● Source material

* BEGIN *

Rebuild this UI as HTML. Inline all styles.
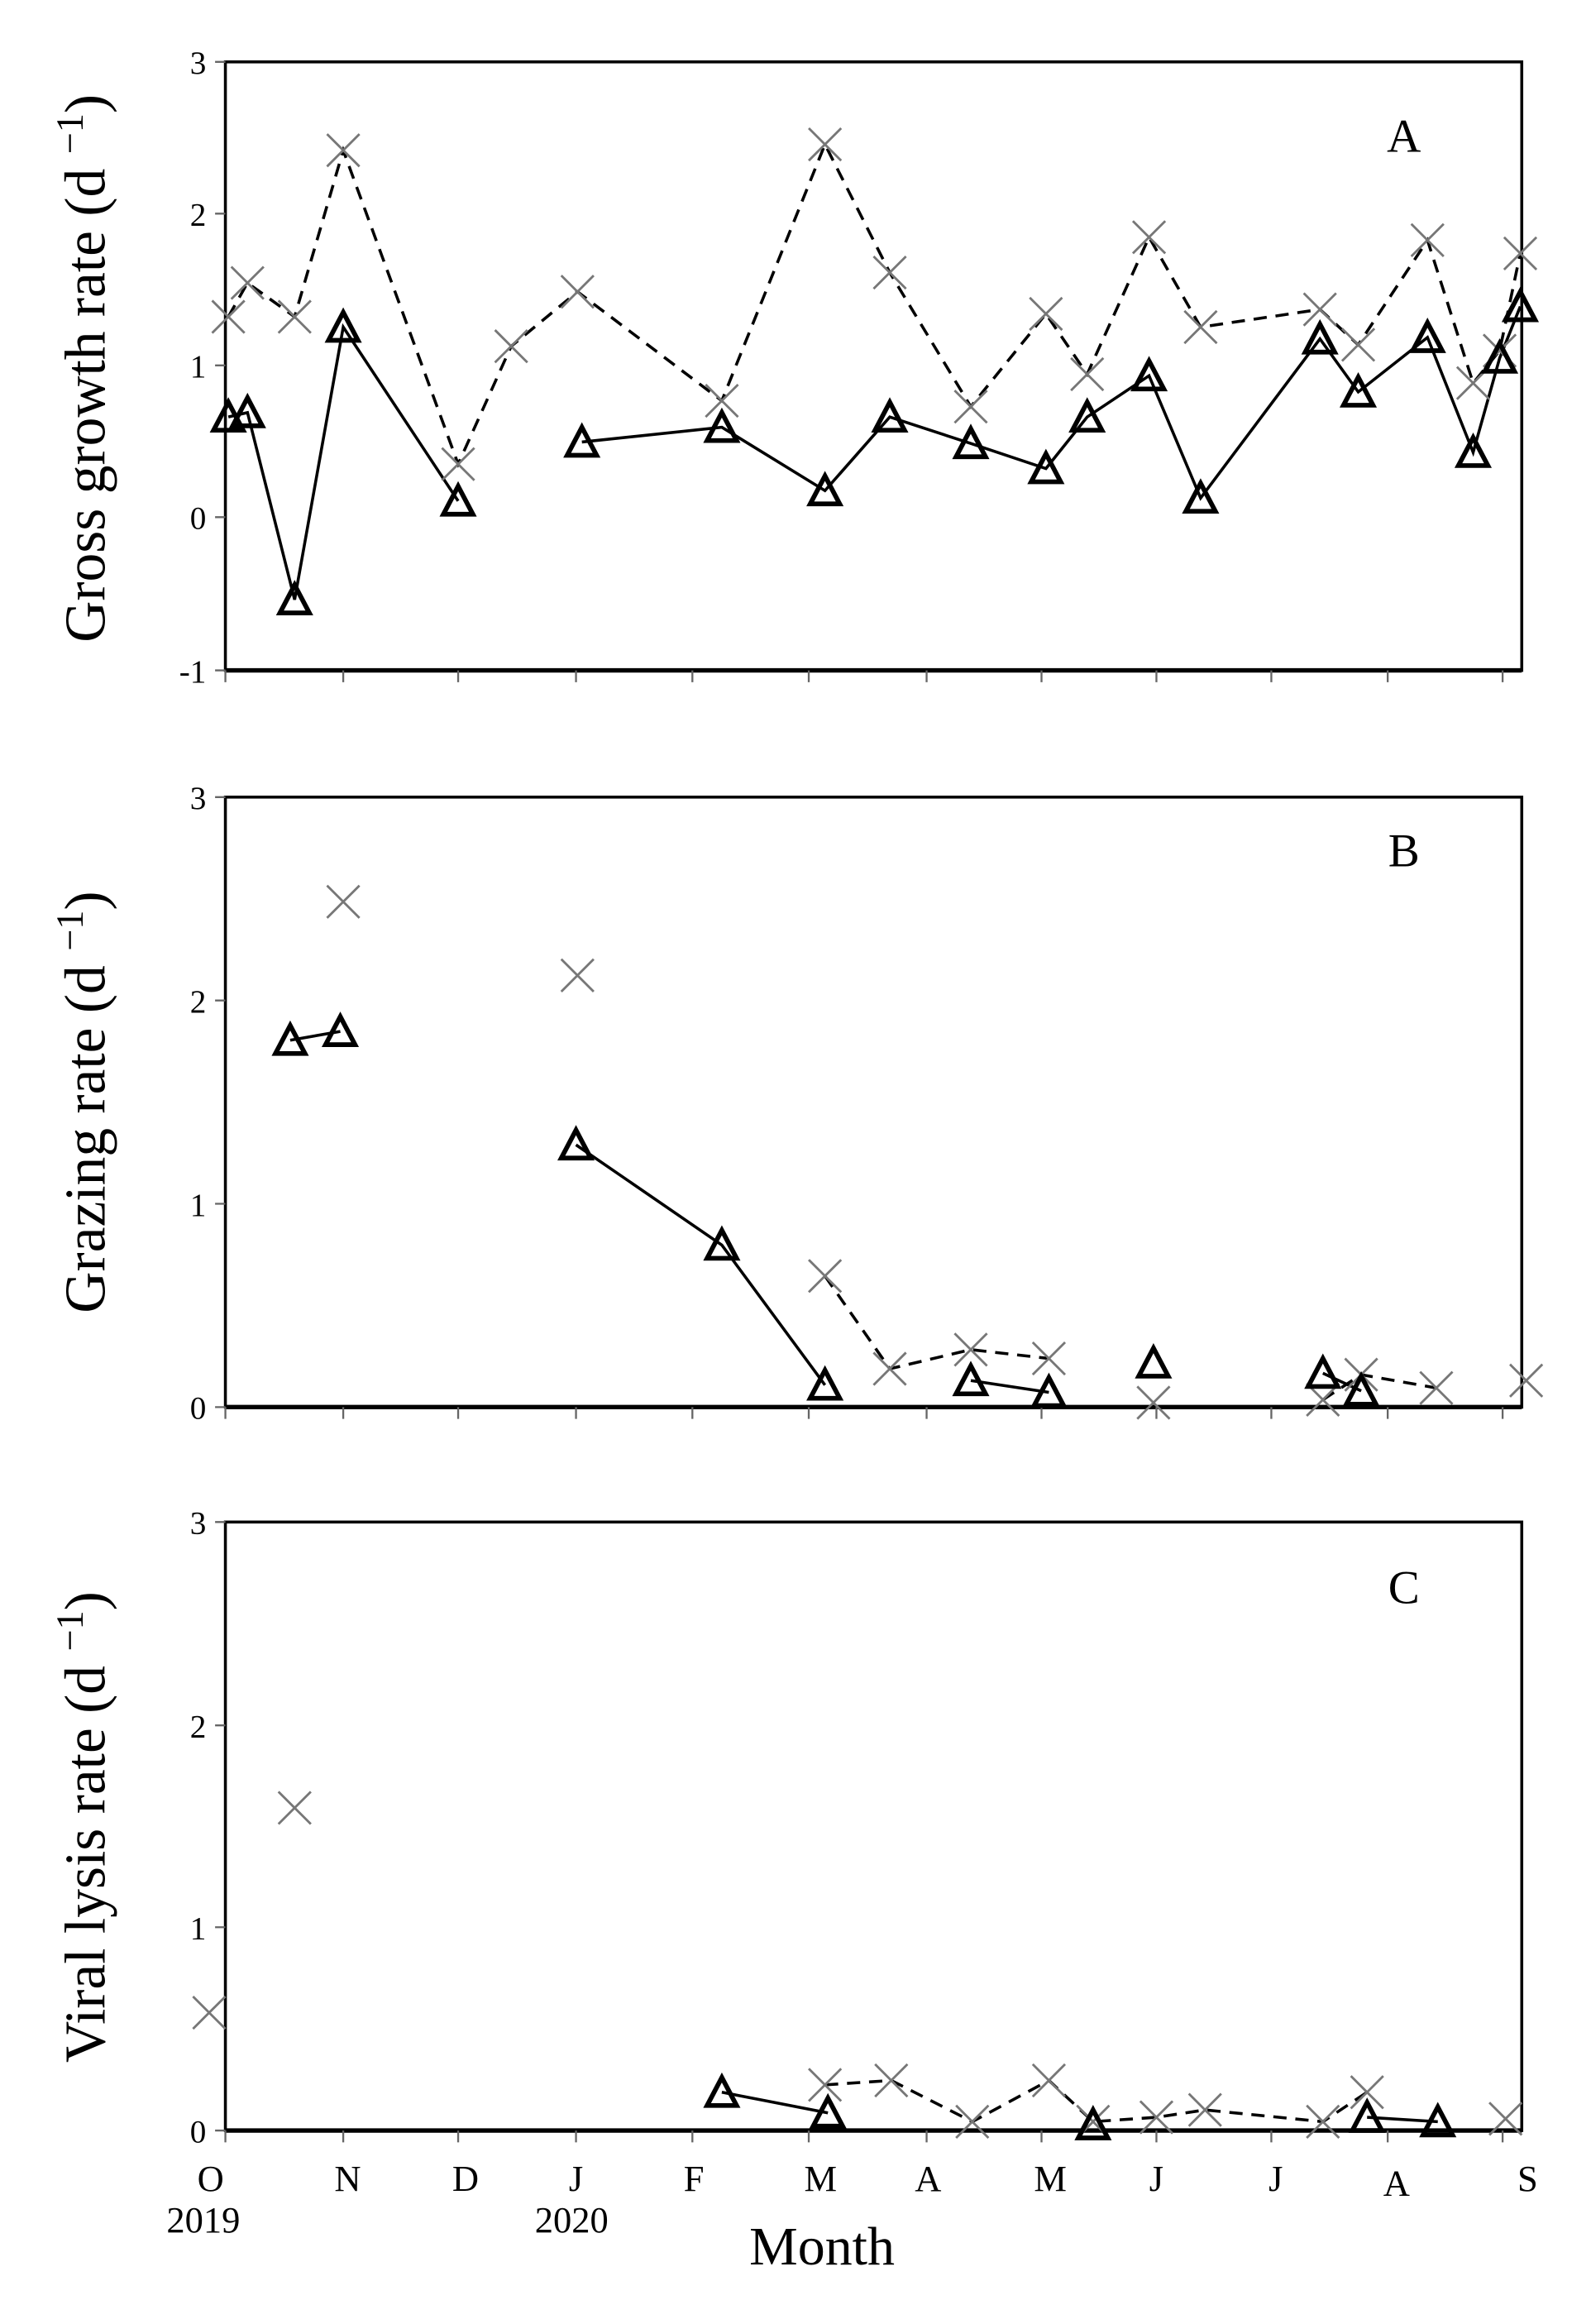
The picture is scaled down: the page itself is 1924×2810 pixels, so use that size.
<!DOCTYPE html>
<html><head><meta charset="utf-8"><style>html,body{margin:0;padding:0;background:#fff}svg{display:block}</style></head>
<body>
<svg width="1924" height="2810" viewBox="0 0 1080 1577.3" preserveAspectRatio="none" xmlns="http://www.w3.org/2000/svg" font-family="Liberation Serif, serif">
<defs>
<symbol id="t" viewBox="-14 -14 28 28" overflow="visible"><path d="M0,-10 L10,9 L-10,9 Z" fill="none" stroke="#000" stroke-width="3.2" stroke-linejoin="miter"/></symbol>
<symbol id="x" viewBox="-14 -14 28 28" overflow="visible"><path d="M-11,-11 L11,11 M-11,11 L11,-11" stroke="#777" stroke-width="1.6"/></symbol>
</defs>
<g fill="none" stroke="#000">
<rect x="153" y="42" width="880" height="413" stroke-width="2"/>
<rect x="153" y="541" width="880" height="414" stroke-width="2"/>
<rect x="153" y="1033" width="880" height="413" stroke-width="2"/>
<line x1="153" y1="455" x2="1033" y2="455" stroke-width="3"/>
<line x1="153" y1="955" x2="1033" y2="955" stroke-width="3"/>
<line x1="153" y1="1446" x2="1033" y2="1446" stroke-width="3"/>
</g>
<g stroke="#666" stroke-width="1.3">
<path d="M146,42h7M146,145h7M146,248h7M146,351h7M146,455h7"/>
<path d="M146,541h7M146,679h7M146,817h7M146,955h7"/>
<path d="M146,1033h7M146,1171h7M146,1308h7M146,1446h7"/>
<path d="M153,455v8M233,455v8M311,455v8M391,455v8M470,455v8M549,455v8M629,455v8M707,455v8M785,455v8M863,455v8M942,455v8M1020,455v8"/>
<path d="M153,955v8M233,955v8M311,955v8M391,955v8M470,955v8M549,955v8M629,955v8M707,955v8M785,955v8M863,955v8M942,955v8M1020,955v8"/>
<path d="M153,1446v8M233,1446v8M311,1446v8M391,1446v8M470,1446v8M549,1446v8M629,1446v8M707,1446v8M785,1446v8M863,1446v8M942,1446v8M1020,1446v8"/>
</g>
<g font-size="22" text-anchor="end">
<text x="140" y="50">3</text><text x="140" y="153">2</text><text x="140" y="256">1</text><text x="140" y="359">0</text><text x="140" y="463">-1</text>
<text x="140" y="549">3</text><text x="140" y="687">2</text><text x="140" y="825">1</text><text x="140" y="963">0</text>
<text x="140" y="1041">3</text><text x="140" y="1179">2</text><text x="140" y="1316">1</text><text x="140" y="1454">0</text>
</g>
<g font-size="39" text-anchor="middle">
<text transform="translate(71,250) rotate(-90)">Gross growth rate (d <tspan font-size="26" dy="-15">−1</tspan><tspan dy="15">)</tspan></text>
<text transform="translate(71,748) rotate(-90)">Grazing rate (d <tspan font-size="26" dy="-15">−1</tspan><tspan dy="15">)</tspan></text>
<text transform="translate(71,1240) rotate(-90)">Viral lysis rate (d <tspan font-size="26" dy="-15">−1</tspan><tspan dy="15">)</tspan></text>
</g>
<g font-size="32" text-anchor="middle">
<text x="953" y="103">A</text><text x="953" y="588">B</text><text x="953" y="1088">C</text>
</g>
<g font-size="25" text-anchor="middle">
<text x="143" y="1487">O</text><text x="236" y="1487">N</text><text x="316" y="1487">D</text><text x="391" y="1487">J</text><text x="471" y="1487">F</text><text x="557" y="1487">M</text><text x="630" y="1487">A</text><text x="713" y="1487">M</text><text x="785" y="1487">J</text><text x="866" y="1487">J</text><text x="948" y="1490">A</text><text x="1037" y="1487">S</text>
<text x="138" y="1515">2019</text><text x="388" y="1515">2020</text>
</g>
<text x="558" y="1537" font-size="37" text-anchor="middle">Month</text>

<!-- Panel A -->
<polyline fill="none" stroke="#000" stroke-width="2" stroke-dasharray="9,6" points="155,215 168,192 200,215 233,102 311,315 347,235 392,198 490,272 560,98 604,185 659,276 710,213 738,254 780,161 815,222 896,210 922,234 969,163 1000,260 1018,238 1032,172"/>
<polyline fill="none" stroke="#000" stroke-width="2" points="155,283 168,280 200,407 233,222 311,340"/>
<polyline fill="none" stroke="#000" stroke-width="2" points="395,300 490,290 560,333 604,283 659,301 710,318 738,283 780,255 815,338 896,230 922,266 969,229 1000,307 1018,243 1032,208"/>
<g>
<use href="#x" x="141" y="201" width="28" height="28"/><use href="#x" x="154" y="178" width="28" height="28"/><use href="#x" x="186" y="201" width="28" height="28"/><use href="#x" x="219" y="88" width="28" height="28"/><use href="#x" x="297" y="301" width="28" height="28"/><use href="#x" x="333" y="221" width="28" height="28"/><use href="#x" x="378" y="184" width="28" height="28"/><use href="#x" x="476" y="258" width="28" height="28"/><use href="#x" x="546" y="84" width="28" height="28"/><use href="#x" x="590" y="171" width="28" height="28"/><use href="#x" x="645" y="262" width="28" height="28"/><use href="#x" x="696" y="199" width="28" height="28"/><use href="#x" x="724" y="240" width="28" height="28"/><use href="#x" x="766" y="147" width="28" height="28"/><use href="#x" x="801" y="208" width="28" height="28"/><use href="#x" x="882" y="196" width="28" height="28"/><use href="#x" x="908" y="220" width="28" height="28"/><use href="#x" x="955" y="149" width="28" height="28"/><use href="#x" x="986" y="246" width="28" height="28"/><use href="#x" x="1004" y="224" width="28" height="28"/><use href="#x" x="1018" y="158" width="28" height="28"/>
</g>
<g>
<use href="#t" x="141" y="269" width="28" height="28"/><use href="#t" x="154" y="266" width="28" height="28"/><use href="#t" x="186" y="393" width="28" height="28"/><use href="#t" x="219" y="208" width="28" height="28"/><use href="#t" x="297" y="326" width="28" height="28"/><use href="#t" x="381" y="286" width="28" height="28"/><use href="#t" x="476" y="276" width="28" height="28"/><use href="#t" x="546" y="319" width="28" height="28"/><use href="#t" x="590" y="269" width="28" height="28"/><use href="#t" x="645" y="287" width="28" height="28"/><use href="#t" x="696" y="304" width="28" height="28"/><use href="#t" x="724" y="269" width="28" height="28"/><use href="#t" x="766" y="241" width="28" height="28"/><use href="#t" x="801" y="324" width="28" height="28"/><use href="#t" x="882" y="216" width="28" height="28"/><use href="#t" x="908" y="252" width="28" height="28"/><use href="#t" x="955" y="215" width="28" height="28"/><use href="#t" x="986" y="293" width="28" height="28"/><use href="#t" x="1004" y="229" width="28" height="28"/><use href="#t" x="1018" y="194" width="28" height="28"/>
</g>

<!-- Panel B -->
<polyline fill="none" stroke="#000" stroke-width="2" stroke-dasharray="9,6" points="560,866 604,929 659,916 712,922"/>
<polyline fill="none" stroke="#000" stroke-width="2" stroke-dasharray="9,6" points="898,950 924,933 975,942"/>
<polyline fill="none" stroke="#000" stroke-width="2" points="197,706 231,700"/>
<polyline fill="none" stroke="#000" stroke-width="2" points="391,777 490,845 560,940"/>
<polyline fill="none" stroke="#000" stroke-width="2" points="659,937 712,945"/>
<polyline fill="none" stroke="#000" stroke-width="2" points="898,932 924,944"/>
<g>
<use href="#x" x="219" y="598" width="28" height="28"/><use href="#x" x="378" y="648" width="28" height="28"/><use href="#x" x="546" y="852" width="28" height="28"/><use href="#x" x="590" y="915" width="28" height="28"/><use href="#x" x="645" y="902" width="28" height="28"/><use href="#x" x="698" y="908" width="28" height="28"/><use href="#x" x="769" y="938" width="28" height="28"/><use href="#x" x="884" y="936" width="28" height="28"/><use href="#x" x="910" y="919" width="28" height="28"/><use href="#x" x="961" y="928" width="28" height="28"/><use href="#x" x="1022" y="923" width="28" height="28"/>
</g>
<g>
<use href="#t" x="183" y="692" width="28" height="28"/><use href="#t" x="217" y="686" width="28" height="28"/><use href="#t" x="377" y="763" width="28" height="28"/><use href="#t" x="476" y="831" width="28" height="28"/><use href="#t" x="546" y="926" width="28" height="28"/><use href="#t" x="645" y="923" width="28" height="28"/><use href="#t" x="698" y="931" width="28" height="28"/><use href="#t" x="769" y="911" width="28" height="28"/><use href="#t" x="884" y="918" width="28" height="28"/><use href="#t" x="910" y="930" width="28" height="28"/>
</g>

<!-- Panel C -->
<polyline fill="none" stroke="#000" stroke-width="2" stroke-dasharray="9,6" points="560,1415 605,1412 660,1440 712,1412 742,1440 785,1437 818,1432 898,1440 928,1420"/>
<polyline fill="none" stroke="#000" stroke-width="2" points="490,1420 562,1434"/>
<polyline fill="none" stroke="#000" stroke-width="2" points="928,1437 976,1440"/>
<g>
<use href="#x" x="128" y="1352" width="28" height="28"/><use href="#x" x="186" y="1213" width="28" height="28"/><use href="#x" x="546" y="1401" width="28" height="28"/><use href="#x" x="591" y="1398" width="28" height="28"/><use href="#x" x="646" y="1426" width="28" height="28"/><use href="#x" x="698" y="1398" width="28" height="28"/><use href="#x" x="728" y="1426" width="28" height="28"/><use href="#x" x="771" y="1423" width="28" height="28"/><use href="#x" x="804" y="1418" width="28" height="28"/><use href="#x" x="884" y="1426" width="28" height="28"/><use href="#x" x="914" y="1406" width="28" height="28"/><use href="#x" x="1008" y="1424" width="28" height="28"/>
</g>
<g>
<use href="#t" x="476" y="1406" width="28" height="28"/><use href="#t" x="548" y="1420" width="28" height="28"/><use href="#t" x="728" y="1428" width="28" height="28"/><use href="#t" x="914" y="1423" width="28" height="28"/><use href="#t" x="962" y="1426" width="28" height="28"/>
</g>
</svg>
</body></html>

* END *

● What is being asked
Identify every line where the string "size" appears.

● Worked solution
The picture is scaled down: the page itself is 1924×2810 pixels, so use that size.
<g font-size="22" text-anchor="end">
<g font-size="39" text-anchor="middle">
<text transform="translate(71,250) rotate(-90)">Gross growth rate (d <tspan font-size="26" dy="-15">−1</tspan><tspan dy="15">)</tspan></text>
<text transform="translate(71,748) rotate(-90)">Grazing rate (d <tspan font-size="26" dy="-15">−1</tspan><tspan dy="15">)</tspan></text>
<text transform="translate(71,1240) rotate(-90)">Viral lysis rate (d <tspan font-size="26" dy="-15">−1</tspan><tspan dy="15">)</tspan></text>
<g font-size="32" text-anchor="middle">
<g font-size="25" text-anchor="middle">
<text x="558" y="1537" font-size="37" text-anchor="middle">Month</text>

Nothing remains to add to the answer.